“No Greening without Adult Learning and Education!” was an associated event with the Stockholm+50 conference of the United Nations.
MEP Sirpa Pietikäinen opened the webinar with a powerful message to the audience:
We are in a major paradigm shift. We need to understand that we are part of nature and totally dependent on it. We need to understand that this new way of living means a better future for all of us. We need better ecological skills. The change we need to initiate is a Copernican change.
MEP Sirpa Pietikäinen addressed the audience with the powerful message that we need to act now.
She stressed the need for urgent action for climate justice and sustainable development:
We cannot wait another twenty to thirty years for a new well-educated, enlightened generation to pave the way towards sustainable development. We need to act now!
Transformative learning is needed to develop an understanding of the causes of the climate crisis, and to empower people around the world to act together
Katarina Popovic, Secretary-General of the International Council for Adult Education, introduced the topic of adult education and greening. Referring to a recent message of António Guterres, Secretary-General of the United Nations, she stressed the urgency of the issue:
We need transformative learning when we talk about greening!
She emphasised that transformative adult learning and education (ALE) is not only about responding to and mitigating the impacts of the climate crisis, but also about developing an understanding of the causes of the crisis and the global political architecture. ALE can empower people around the world to have a voice and act together:
For many people in the world, their fight against the climate is a matter of existence, and often the decisions are in the hands of others. In these cases, greening becomes active citizen action. For this, we need new approaches and new methods.
Jannie Staffansson from the Sami community in Northern Finland and Sweden emphasised the need for a holistic approach and practical solutions to climate change.
In short, thought-provoking statements, speakers from Colombia, the Sami people and South Africa told webinar participants about the impacts of climate change in their regions and about actions for climate justice through ALE. They agreed that it is essential that we listen to indigenous peoples and other disadvantaged communities and their struggle to continue their lives and livelihoods within the changing environment and climate, reiterating that we should take a holistic approach to our actions.
Connecting people with nature for collective action
In the roundtable discussion with key experts on climate-related learning, transformative action and ALE, Nevenka Bogataj from the Slovenian Institute for Adult Education said:
ALE has the power to connect people with nature and the wisdom of the past with the community of the future. This should be the mission of ALE today.

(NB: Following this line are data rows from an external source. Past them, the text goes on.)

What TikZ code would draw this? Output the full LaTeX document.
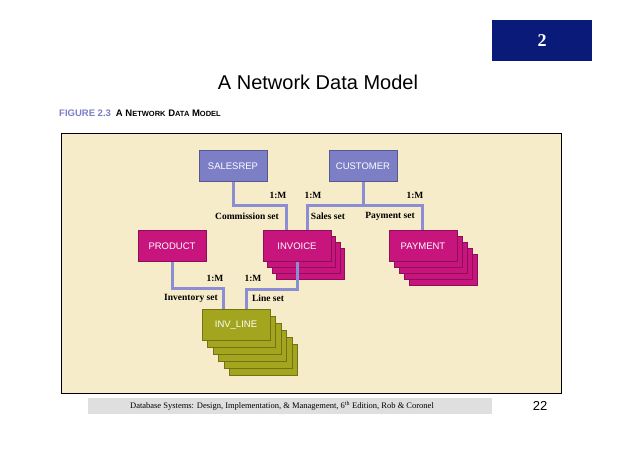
\documentclass[tikz,border=0pt]{standalone}
\usepackage{fontspec}
\setmainfont{Liberation Serif}
\newfontfamily\sansf{Liberation Sans}
\begin{document}
\begin{tikzpicture}[x=1pt,y=-1pt,
  rec/.style={minimum width=68pt,minimum height=31pt,inner sep=0pt,text=white,font=\sansf\fontsize{9.5}{10}\selectfont},
  purp/.style={rec,fill=purpbox,draw=purpbox!70!black},
  mag/.style={rec,fill=magbox,draw=magbox!70!black},
  oli/.style={rec,fill=olibox,draw=olibox!70!black},
  conn/.style={draw=linecol,line width=3pt},
  lbl/.style={font=\bfseries\fontsize{9.5}{10}\selectfont,inner sep=1pt}]
\definecolor{purpbox}{HTML}{7C7EC6}
\definecolor{magbox}{HTML}{C8157E}
\definecolor{olibox}{HTML}{A3A51E}
\definecolor{linecol}{HTML}{8C8ED4}
\definecolor{beige}{HTML}{F6ECC9}
\definecolor{navy}{HTML}{0A1A78}
\useasboundingbox (0,0) rectangle (638,451);
\fill[white] (0,0) rectangle (638,451);
\fill[navy] (492,20) rectangle (592,61);
\node[text=white,font=\bfseries\fontsize{18}{20}\selectfont] (num) at (542,41) {2};
\node[font=\sansf\fontsize{20}{22}\selectfont] (title) at (318,82) {A Network Data Model};
\node[anchor=west,inner sep=0pt,font=\sansf\bfseries\fontsize{9.5}{10}\selectfont] (fig) at (59,113)
  {\textcolor{purpbox}{FIGURE 2.3}\hspace{5pt}A N{\fontsize{7.5}{8}\selectfont ETWORK} D{\fontsize{7.5}{8}\selectfont ATA} M{\fontsize{7.5}{8}\selectfont ODEL}};
\fill[beige,draw=black,line width=0.6pt] (61,133) rectangle (561,393);
\coordinate (s1) at (233,205); \coordinate (s2) at (286,205);
\coordinate (c1) at (363,205); \coordinate (cl) at (307,205); \coordinate (cr) at (422,205);
\coordinate (p1) at (172,288); \coordinate (p2) at (223,288);
\coordinate (i1) at (297,289); \coordinate (i2) at (246,289);
\foreach \k in {3,2,1} \node[mag] at (297+4.5*\k,246+6*\k) {};
\foreach \k in {4,3,2,1} \node[mag] at (423+5*\k,246+6*\k) {};
\foreach \k in {5,4,3,2,1} \node[oli] at (236+5.5*\k,325+7*\k) {};
\node[purp] (salesrep) at (233,166) {SALESREP};
\node[purp] (customer) at (363,166) {CUSTOMER};
\node[mag] (product) at (172,246) {PRODUCT};
\node[mag] (invoice) at (297,246) {INVOICE};
\node[mag] (payment) at (423,246) {PAYMENT};
\node[oli] (invline) at (236,325) {INV\_LINE};
\draw[conn] (salesrep.south) -- (s1) -- (s2) -- (s2 |- invoice.north);
\draw[conn] (customer.south) -- (c1);
\draw[conn] (cl |- invoice.north) -- (cl) -- (cr) -- (cr |- payment.north);
\draw[conn] (product.south) -- (p1) -- (p2) -- (p2 |- invline.north);
\draw[conn] (invoice.south) -- (i1) -- (i2) -- (i2 |- invline.north);
\node[lbl] (l1) at (278,195) {1:M};
\node[lbl] (l2) at (313,195) {1:M};
\node[lbl] (l3) at (415,195) {1:M};
\node[lbl] (l4) at (215,278) {1:M};
\node[lbl] (l5) at (253,278) {1:M};
\node[lbl] (t1) at (247,216) {Commission set};
\node[lbl] (t2) at (328,216) {Sales set};
\node[lbl] (t3) at (390,216) {Payment set};
\node[lbl] (t4) at (191,298) {Inventory set};
\node[lbl] (t5) at (268,298) {Line set};
\fill[gray!25] (88,398) rectangle (492,414);
\node[font=\fontsize{8.5}{9}\selectfont] (foot) at (282,406) {Database Systems: Design, Implementation, \& Management, 6\textsuperscript{th} Edition, Rob \& Coronel};
\node[font=\sansf\fontsize{13}{14}\selectfont] (pg) at (540,406) {22};
\end{tikzpicture}
\end{document}
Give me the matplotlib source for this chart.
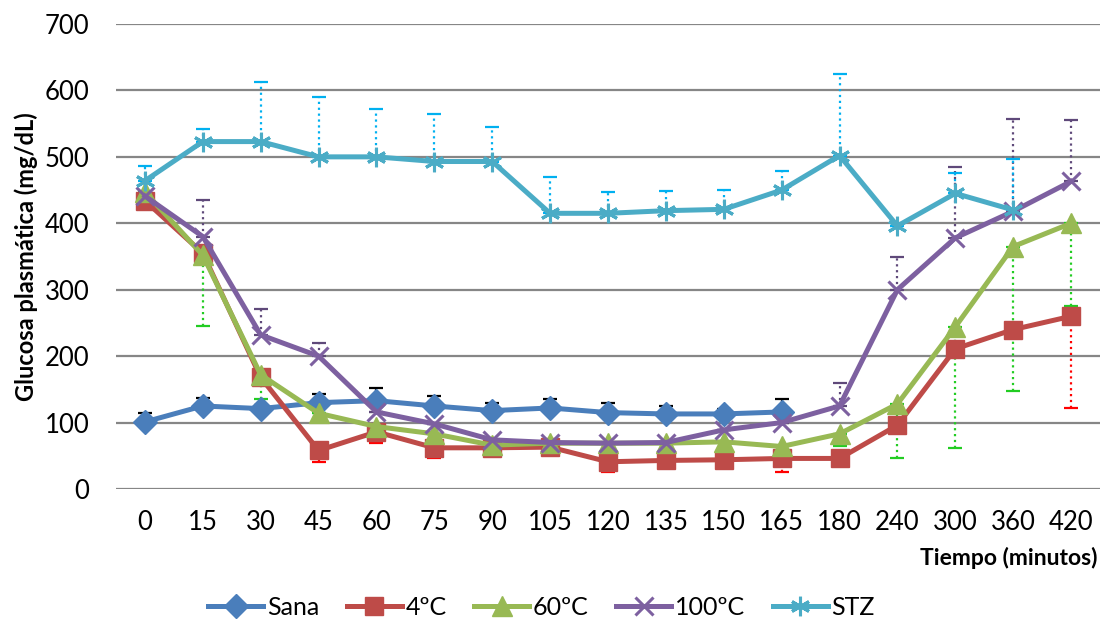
import matplotlib.pyplot as plt
import numpy as np

plt.rcParams['font.family'] = ['Lato', 'DejaVu Sans']

tiempos = ['0', '15', '30', '45', '60', '75', '90', '105', '120', '135',
           '150', '165', '180', '240', '300', '360', '420']
nan = np.nan

sana = [101, 125, 121, 130, 133, 125, 118, 122, 115, 113, 113, 116,
        nan, nan, nan, nan, nan]
sana_err = [13, 12, 5, 13, 19, 15, 11, 14, 14, 12, 8, 20,
            0, 0, 0, 0, 0]

t4 = [434, 355, 168, 58, 86, 62, 62, 63, 41, 43, 44, 46, 46, 96, 211, 240, 260]
t4_err = [0, 0, 0, 17, 17, 15, 0, 0, 15, 0, 0, 20, 0, 0, 0, 0, 138]

t60 = [447, 352, 172, 114, 94, 83, 66, 69, 69, 69, 71, 64, 83, 128, 244, 365, 400]
t60_err = [0, 107, 36, 0, 0, 0, 0, 0, 0, 0, 0, 0, 18, 81, 182, 217, 125]

t100 = [441, 380, 232, 200, 116, 98, 74, 70, 69, 70, 89, 100, 125, 300, 378, 418, 463]
t100_err = [5, 55, 39, 20, 0, 0, 0, 0, 0, 0, 0, 0, 34, 49, 106, 139, 93]

stz = [464, 523, 523, 500, 500, 493, 493, 415, 415, 419, 421, 450, 502, 396,
       445, 420, nan]
stz_err = [22, 19, 89, 90, 72, 72, 52, 54, 32, 30, 29, 29, 122, 0, 30, 77, 0]

# name, values, error, error direction, line colour, marker, error colour, error style
series = [
    ('Sana', sana, sana_err, 'up', '#4A7EBB', 'D', 12, 'black', '-'),
    ('4ºC', t4, t4_err, 'down', '#BE4B48', 's', 13.5, '#FF0000', ':'),
    ('60ºC', t60, t60_err, 'down', '#98B954', '^', 14.5, '#22CC22', ':'),
    ('100ºC', t100, t100_err, 'up', '#7D60A0', 'x', 13, '#5F497A', ':'),
    ('STZ', stz, stz_err, 'up', '#4BACC6', (6, 2, 0), 14, '#00B0F0', ':'),
]

fig = plt.figure(figsize=(11.01, 6.21), dpi=100)
ax = fig.add_axes([116 / 1101, 132 / 621, 984 / 1101, 465 / 621])

x = np.arange(len(tiempos))

for name, vals, err, direction, color, marker, ms, ecolor, els in series:
    vals = np.array(vals, dtype=float)
    err = np.array(err, dtype=float)
    zeros = np.zeros_like(err)
    yerr = [zeros, err] if direction == 'up' else [err, zeros]
    eb = ax.errorbar(x, vals, yerr=yerr, fmt='none', ecolor=ecolor,
                     elinewidth=1.6, capsize=5, capthick=1.6, zorder=2)
    for lc in eb.lines[2]:
        lc.set_linestyle(els)
    if marker in ('x', (6, 2, 0)):
        ax.plot(x, vals, color=color, lw=3.6, marker=marker, ms=ms,
                mew=2.2, mec=color, label=name, zorder=3)
    else:
        ax.plot(x, vals, color=color, lw=3.6, marker=marker, ms=ms,
                mec=color, mfc=color, label=name, zorder=3)

ax.set_xlim(-0.5, len(tiempos) - 0.5)
ax.set_ylim(0, 700)
ax.set_yticks(range(0, 701, 100))
ax.set_xticks(x)
ax.set_xticklabels(tiempos)
ax.tick_params(axis='both', length=0, labelsize=18.5)
ax.tick_params(axis='y', pad=19)
ax.tick_params(axis='x', pad=15)
ax.grid(axis='y', color='#868686', lw=1.6, zorder=0)
ax.set_axisbelow(True)
for s in ax.spines.values():
    s.set_visible(False)

fig.text(0.024, 0.586, 'Glucosa plasmática (mg/dL)', rotation=90,
         ha='center', va='center', fontsize=17, fontweight='bold')
fig.text(0.997, 0.101, 'Tiempo (minutos)', ha='right', va='center',
         fontsize=16.5, fontweight='bold')

fig.legend(loc='center', bbox_to_anchor=(0.492, 0.022), ncol=5,
           frameon=False, fontsize=18, handlelength=2.2, columnspacing=1.1,
           handletextpad=0.15, borderaxespad=0)

fig.savefig('out.png', dpi=100)
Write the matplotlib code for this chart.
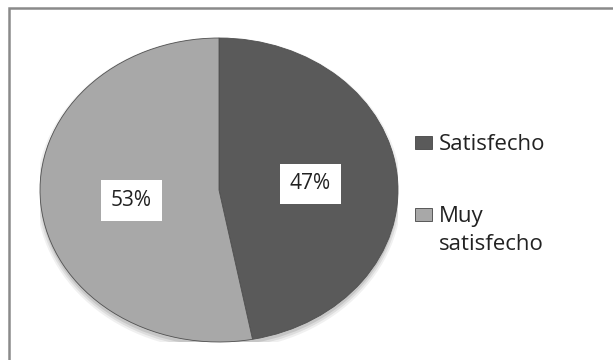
import matplotlib.pyplot as plt
from matplotlib.patches import Rectangle, Ellipse

# ---- Data ---- #
categories = ['Satisfecho', 'Muy\nsatisfecho']
shares = [47, 53]
slice_colors = ['#5a5a5a', '#a8a8a8']

plt.rcParams['font.family'] = ['Open Sans', 'DejaVu Sans']

W, H = 613, 360
fig = plt.figure(figsize=(W / 100, H / 100), dpi=100)


def px(x, y):
    """pixel position (from top-left) -> figure fraction"""
    return x / W, 1 - y / H


# grey frame around the chart area (runs off the right and bottom edges)
fig.patches.append(Rectangle(px(9, 380), 1.2, (380 - 8) / H,
                             transform=fig.transFigure, fill=False,
                             edgecolor='#8a8a8a', linewidth=1.8))

# pie is stretched into an ellipse, so the axes box sets its shape
ax = fig.add_axes([40 / W, 18 / H, 358 / W, 304 / H])

# soft drop shadow under the pie
for i, a in enumerate([0.06, 0.08, 0.10]):
    ax.add_patch(Ellipse((0, -0.025), 2.0 + 0.02 * (2 - i), 2.0 + 0.03 * (2 - i),
                         facecolor='#000000', edgecolor='none', alpha=a, zorder=0))

wedges, texts, autotexts = ax.pie(
    shares, colors=slice_colors, startangle=90, counterclock=False,
    autopct='%1.0f%%', pctdistance=0.55,
    wedgeprops=dict(edgecolor='#505050', linewidth=0.6, zorder=1),
    textprops=dict(fontsize=15, color='#222222'))

ax.set_aspect('auto')
ax.set_xlim(-1, 1)
ax.set_ylim(-1, 1)

for t in autotexts:
    t.set_bbox(dict(facecolor='white', edgecolor='none', pad=7))

# place the value labels where they sit on the slices
autotexts[0].set_position((0.51, 0.04))
autotexts[1].set_position((-0.49, -0.07))

# legend drawn by hand so the swatch lines up with the first text line
baselines = [150, 222]
line_step = 28
for label, color, base in zip(categories, slice_colors, baselines):
    fig.patches.append(Rectangle(px(415, base - 1), 17 / W, 13 / H,
                                 transform=fig.transFigure, facecolor=color,
                                 edgecolor='#444444', linewidth=0.6))
    for k, line in enumerate(label.split('\n')):
        fig.text(*px(439, base + k * line_step), line, fontsize=16,
                 color='#222222', ha='left', va='baseline')

fig.savefig('out.png', dpi=100)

She acknowledged, however, that there are a lot of problems to solve at the same time and that some problem-solving approaches get in the way of others or are the opposite of them altogether.
A roundtable discussion, moderated by former Swedish Minister for Education Gustav Fridolin, brought together Assistant Professor Fergal Finnegan, Maynooth University, Dr Nevenka Bogataj, Slovenian Institute for Adult Education, and former Finnish President, Tarja Halonen.
Fergal Finnegan, Assistant Professor at Maynooth University, said that lifelong learning has a unique potential to address the challenges of the ecological transition. ALE can trigger collective, democratic action to make this planet livable for all:
Climate learning is about agency, that is, personal and political agency: reading the world and acting on it.
Tarja Halonen, former President of Finland, said that the active role of adult citizens is too often neglected and that ALE plays a crucial role in equipping all citizens with attitudes, competencies and skills for climate-resilient development. She said that Finland is working on the implementation of a national roadmap for the 2030 Agenda:
The 17 Sustainable Development Goals are like a house with 17 doors. ALE can open all the doors.
Holistic approach needed to address the multiple crises
In a discussion with the audience, moderated by Gustav Fridolin, former Swedish Minister for Education, the participants agreed that adult educators have a very important role to play in raising awareness about the climate crisis and climate justice. One of the participants also argued that the war in Ukraine and the related energy crisis in Europe should not be an excuse for the political level to turn away from environmental goals again. Instead, environmental education must be linked to reconstruction and peace education. Education for climate justice needs to look closely at general injustices and understand sustainable environmental development in a wider context.
Shirley Walters, Professor at University of Western Cape South-Africa, shared with all participants information on the South African Climate Justice Charter, which was developed with civil society over a 5-year period and offers a holistic view of climate justice. This resource is free to use.